Demand from main business recovered but remained slightly under pressure YoY. In 1H23, revenue from the new additive material business and the comprehensive technical services for construction business fell 18% and 7% YoY to Rmb1.09bn and Rmb192mn, due to slow recovery of downstream demand and fiercer competition in the testing business.
Overall GM recovered mildly, while GM of the testing business declined. In 1H23, the firm's GM grew 0.4ppt YoY to 20.1%, showing a mild recovery.

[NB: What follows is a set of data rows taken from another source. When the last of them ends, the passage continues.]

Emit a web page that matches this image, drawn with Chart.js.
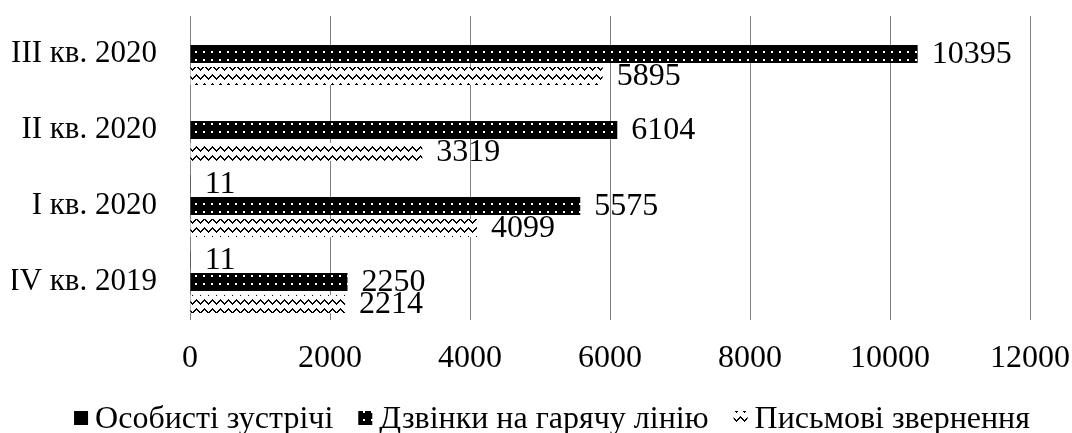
<!DOCTYPE html>
<html>
<head>
<meta charset="utf-8">
<script src="https://cdn.jsdelivr.net/npm/chart.js@4.4.1/dist/chart.umd.min.js"></script>
<style>
  html, body { margin: 0; padding: 0; background: #ffffff; }
  #wrap { width: 1072px; height: 433px; }
</style>
</head>
<body>
<div id="wrap"><canvas id="c" width="1072" height="433"></canvas></div>
<script>
// Quarters, top to bottom
const quarters = ['III кв. 2020', 'II кв. 2020', 'I кв. 2020', 'IV кв. 2019'];
const seriesNames = ['Особисті зустрічі', 'Дзвінки на гарячу лінію', 'Письмові звернення'];
const personalMeetings = [null, null, 11, 11];
const hotlineCalls = [10395, 6104, 5575, 2250];
const writtenRequests = [5895, 3319, 4099, 2214];
const xTicks = [0, 2000, 4000, 6000, 8000, 10000, 12000];

const FONT_FAMILY = '"Liberation Serif", "Times New Roman", serif';
const FONT_SIZE = 32;
const CAT_FONT_SIZE = 31;

// Black fill sprinkled with small white dashes
function dottedBlackPattern() {
  const t = document.createElement('canvas');
  t.width = 8; t.height = 8;
  const g = t.getContext('2d');
  g.fillStyle = '#000';
  g.fillRect(0, 0, 8, 8);
  g.fillStyle = '#fff';
  g.fillRect(3, 3, 2, 2);
  return g.createPattern(t, 'repeat');
}

// White fill with rows of small black chevrons
function zigzagPattern() {
  const t = document.createElement('canvas');
  t.width = 8; t.height = 9;
  const g = t.getContext('2d');
  g.fillStyle = '#fff';
  g.fillRect(0, 0, 8, 9);
  g.fillStyle = '#000';
  const ys = [6, 5, 4, 3, 2, 3, 4, 5];
  ys.forEach((y, x) => g.fillRect(x, y, 1, 2));
  return g.createPattern(t, 'repeat');
}

const fills = ['#000000', dottedBlackPattern(), zigzagPattern()];

// Value labels just past the end of each bar
const valueLabels = {
  id: 'valueLabels',
  afterDatasetsDraw(chart) {
    const ctx = chart.ctx;
    ctx.save();
    ctx.font = FONT_SIZE + 'px ' + FONT_FAMILY;
    ctx.fillStyle = '#000';
    ctx.textAlign = 'left';
    ctx.textBaseline = 'middle';
    chart.data.datasets.forEach((ds, i) => {
      const meta = chart.getDatasetMeta(i);
      meta.data.forEach((el, j) => {
        const v = ds.data[j];
        if (v === null || v === undefined) return;
        ctx.fillText(String(v), el.x + 14, el.y + 1);
      });
    });
    ctx.restore();
  }
};

// Legend row at the bottom
const bottomLegend = {
  id: 'bottomLegend',
  afterDraw(chart) {
    const ctx = chart.ctx;
    ctx.save();
    ctx.font = FONT_SIZE + 'px ' + FONT_FAMILY;
    ctx.textBaseline = 'middle';
    ctx.textAlign = 'left';
    const box = 14, gap = 7, itemGap = 25;
    const widths = seriesNames.map(n => ctx.measureText(n).width);
    const total = widths.reduce((a, w) => a + box + gap + w, 0) + itemGap * (seriesNames.length - 1);
    let x = 552 - total / 2;
    const cy = 420;
    seriesNames.forEach((name, i) => {
      ctx.fillStyle = fills[i];
      ctx.fillRect(x, cy - box / 2 - 2, box, box);
      ctx.fillStyle = '#000';
      ctx.fillText(name, x + box + gap, cy);
      x += box + gap + widths[i] + itemGap;
    });
    ctx.restore();
  }
};

const datasets = [personalMeetings, hotlineCalls, writtenRequests].map((vals, i) => ({
  label: seriesNames[i],
  data: vals,
  backgroundColor: fills[i],
  borderWidth: 0,
  categoryPercentage: 0.87,
  barPercentage: 0.82
}));

const chart = new Chart(document.getElementById('c'), {
  type: 'bar',
  data: { labels: quarters, datasets },
  options: {
    indexAxis: 'y',
    responsive: false,
    animation: false,
    devicePixelRatio: 1,
    layout: { padding: { top: 16, left: 12, right: 42, bottom: 50 } },
    plugins: { legend: { display: false }, tooltip: { enabled: false } },
    scales: {
      x: {
        min: xTicks[0],
        max: xTicks[xTicks.length - 1],
        afterBuildTicks(scale) { scale.ticks = xTicks.map(v => ({ value: v })); },
        afterFit(scale) {
          scale.height = 63;
          scale.paddingLeft = 0; scale.paddingRight = 0;
        },
        ticks: {
          color: '#000', padding: 19,
          font: { family: FONT_FAMILY, size: FONT_SIZE },
          callback: v => String(v)
        },
        grid: { color: '#808080', lineWidth: 1, drawTicks: false },
        border: { display: false }
      },
      y: {
        afterFit(scale) {
          scale.width = 178;
          scale.paddingTop = 0; scale.paddingBottom = 0;
        },
        ticks: { color: '#000', padding: 33, font: { family: FONT_FAMILY, size: CAT_FONT_SIZE } },
        grid: { display: false, drawTicks: false },
        border: { display: false }
      }
    }
  },
  plugins: [valueLabels, bottomLegend]
});
</script>
</body>
</html>
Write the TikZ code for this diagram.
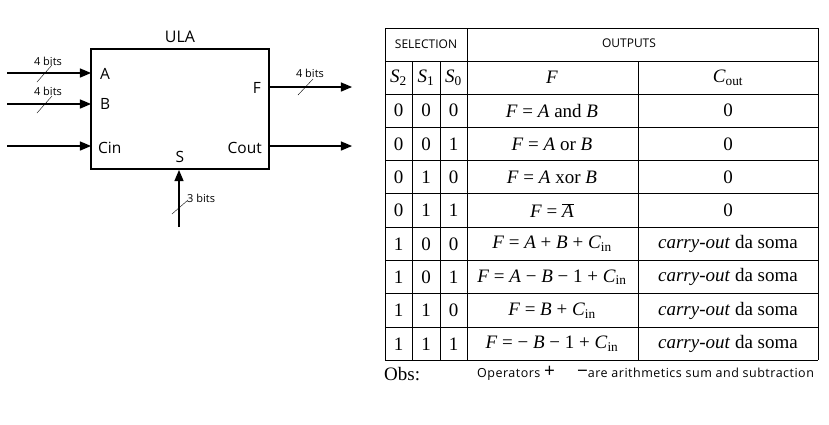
\documentclass[tikz,border=0pt]{standalone}
\usepackage{fontspec}
\setmainfont{Liberation Serif}
\newfontfamily\sansf{Open Sans}
\newfontfamily\sanswide{Open Sans}[LetterSpace=4]
\usetikzlibrary{calc,positioning,arrows}

\newcommand{\iv}[1]{\textit{#1}}
\newcommand{\sub}[1]{\textsubscript{#1}}

\begin{document}
\begin{tikzpicture}[x=1pt,y=-1pt,
  sig/.style={-triangle 45,line width=1.6pt},
  bus/.style={font=\sansf\fontsize{11}{12}\selectfont,inner sep=0pt},
  pin/.style={font=\sansf\fontsize{15.5}{17}\selectfont,inner sep=1pt},
  cell/.style={font=\fontsize{19}{21}\selectfont,inner sep=0pt},
  head/.style={font=\sansf\fontsize{12}{13}\selectfont,inner sep=0pt}]
  \useasboundingbox (0,0) rectangle (829,424);

  % the ALU block
  \draw[line width=1.3pt] (91,49) rectangle (269,169);
  \node[pin,font=\sansf\fontsize{16}{17}\selectfont] (ula) at (180,37) {ULA};
  \coordinate (ina) at (91,73);   \coordinate (ina0) at (7,73);
  \coordinate (inb) at (91,104);  \coordinate (inb0) at (7,104);
  \coordinate (inc) at (91,146);  \coordinate (inc0) at (7,146);
  \coordinate (outf) at (269,87); \coordinate (outf1) at (352,87);
  \coordinate (outc) at (269,146);\coordinate (outc1) at (352,146);
  \coordinate (ins) at (179,170); \coordinate (ins0) at (179,227);
  \draw[sig] (ina0) -- (ina);
  \draw[sig] (inb0) -- (inb);
  \draw[sig] (inc0) -- (inc);
  \draw[sig] (outf) -- (outf1);
  \draw[sig] (outc) -- (outc1);
  \draw[sig] (ins0) -- (ins);
  \node[pin,anchor=west] (la) at (99,74) {A};
  \node[pin,anchor=west] (lb) at (99,104) {B};
  \node[pin,anchor=west] (lc) at (97,148) {Cin};
  \node[pin,anchor=east] (lf) at (262,88) {F};
  \node[pin,anchor=east] (lco) at (263,148) {Cout};
  \node[pin] (ls) at (180,157) {S};
  % bus widths
  \draw (37,82) -- (52,65);  \node[bus] (wa) at (48,61) {4 bits};
  \draw (37,113) -- (52,96); \node[bus] (wb) at (48,91) {4 bits};
  \draw (298,95) -- (313,79); \node[bus] (wf) at (310,73) {4 bits};
  \draw (172,214) -- (188,200); \node[bus,anchor=west] (ws) at (187,198) {3 bits};

  % truth table
  \foreach \x in {385,467,818} \draw[line width=0.9pt] (\x,28) -- (\x,360.4);
  \foreach \x in {412,440,638} \draw[line width=0.9pt] (\x,61) -- (\x,360.4);
  \foreach \y in {28,61,94,127.3,160.6,193.9,227.2,260.5,293.8,327.1,360.4}
    \draw[line width=0.9pt] (385,\y) -- (818,\y);
  \node[head] (hsel) at (426,44.5) {SELECTION};
  \node[head] (hout) at (629,43) {OUTPUTS};
  \node[cell] (hs2) at (398.5,77.5) {\iv{S}\sub{2}};
  \node[cell] (hs1) at (426,77.5) {\iv{S}\sub{1}};
  \node[cell] (hs0) at (453.5,77.5) {\iv{S}\sub{0}};
  \node[cell] (hf) at (552,77.5) {\iv{F}};
  \node[cell] (hc) at (728,77.5) {\iv{C}\sub{out}};
  \foreach \a/\b/\c/\f/\co [count=\i] in {
    0/0/0/{\iv{F} = \iv{A} and \iv{B}}/0,
    0/0/1/{\iv{F} = \iv{A} or \iv{B}}/0,
    0/1/0/{\iv{F} = \iv{A} xor \iv{B}}/0,
    0/1/1/{\iv{F} = $\overline{\mbox{\iv{A}}}$}/0,
    1/0/0/{\iv{F} = \iv{A} + \iv{B} + \iv{C}\sub{in}}/{\iv{carry-out} da soma},
    1/0/1/{\iv{F} = \iv{A} − \iv{B} − 1 + \iv{C}\sub{in}}/{\iv{carry-out} da soma},
    1/1/0/{\iv{F} = \iv{B} + \iv{C}\sub{in}}/{\iv{carry-out} da soma},
    1/1/1/{\iv{F} = − \iv{B} − 1 + \iv{C}\sub{in}}/{\iv{carry-out} da soma}} {
    \pgfmathsetmacro{\yy}{94+33.3*\i-16.6}
    \node[cell] (s2r\i) at (398.5,\yy) {\a};
    \node[cell] (s1r\i) at (426,\yy) {\b};
    \node[cell] (s0r\i) at (453.5,\yy) {\c};
    \node[cell] (fr\i) at (552,\yy) {\f};
    \node[cell] (cr\i) at (728,\yy) {\co};
  }
  \node[cell,anchor=west] (obs) at (384,374) {Obs:};
  \node[head,anchor=west,font=\sanswide\fontsize{12.5}{13}\selectfont] (ops) at (477,373)
    {Operators {\fontsize{19}{19}\selectfont +}\hspace{22pt}{\fontsize{19}{19}\selectfont −}are arithmetics sum and subtraction};
\end{tikzpicture}
\end{document}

GM of the comprehensive technical services for construction business fell 4.3ppt YoY to 34.4%. In 2Q23, GM rose 0.7ppt YoY and 1ppt QoQ to 20.6%, continuing to recover moderately.
Expense ratio rose slightly, weighing on net profit margin. In 1H23,Lets Holding Group's selling and G&A expense ratios gained 0.7ppt and 0.8ppt YoY to 4.8% and 8.3%, with overall expense ratio rising slightly.
Net operating cash flow under pressure YoY. Net operating cash flow fell 57% YoY to about Rmb62.01mn in 1H23, and declined 11% YoY to Rmb131mn in 2Q23. We attribute this to relatively weak demand and fiercer competition, which reduced the firm's cash collection from sales.
Trends to watch
The firm's main business still has growth potential thanks to its leading market share and market expansion. As of end-1H23, Lets Holding Group has established a presence in 16 provinces and municipalities in China, with total domestic synthetic additive production capacity reaching 1.39mnt. It has leading market shares in Fujian, Guizhou, Chongqing, Hainan, Shaanxi, and Shanghai. We believe the firm will continue to expand its market share, and that of its main additive business still has room for further growth.
Expanding presence in overseas markets; revenue and profit contribution to rise. In response to the Belt and Road Initiative, Lets Holding Group set up an additive production base in Laos to cover the Southeast Asian market. We believe it has a leading presence in overseas markets, and its new overseas bases likely will help the firm explore incremental markets and generate considerable revenue and profit contribution in the medium term.
Financials and valuation
We lower our assumptions for sales volume and unit earnings of the firm's main business given slow recovery in industry demand. We lower our 2023 and 2024 attributable net profit forecasts 25.5% and 25.3% to Rmb251mn and Rmb290mn. The stock is trading at 15x 2023e and 13x 2024E P/E. We maintain an OUTPERFORM rating, but we cut our target price 16.7% to Rmb7, with the revision smaller than our earnings forecast revision as the sector may recover from the bottom, implying 20x 2023e and 17x 2024e P/E and offering 32% upside.
Risks
Disappointing demand recovery and/or new capacity expansion.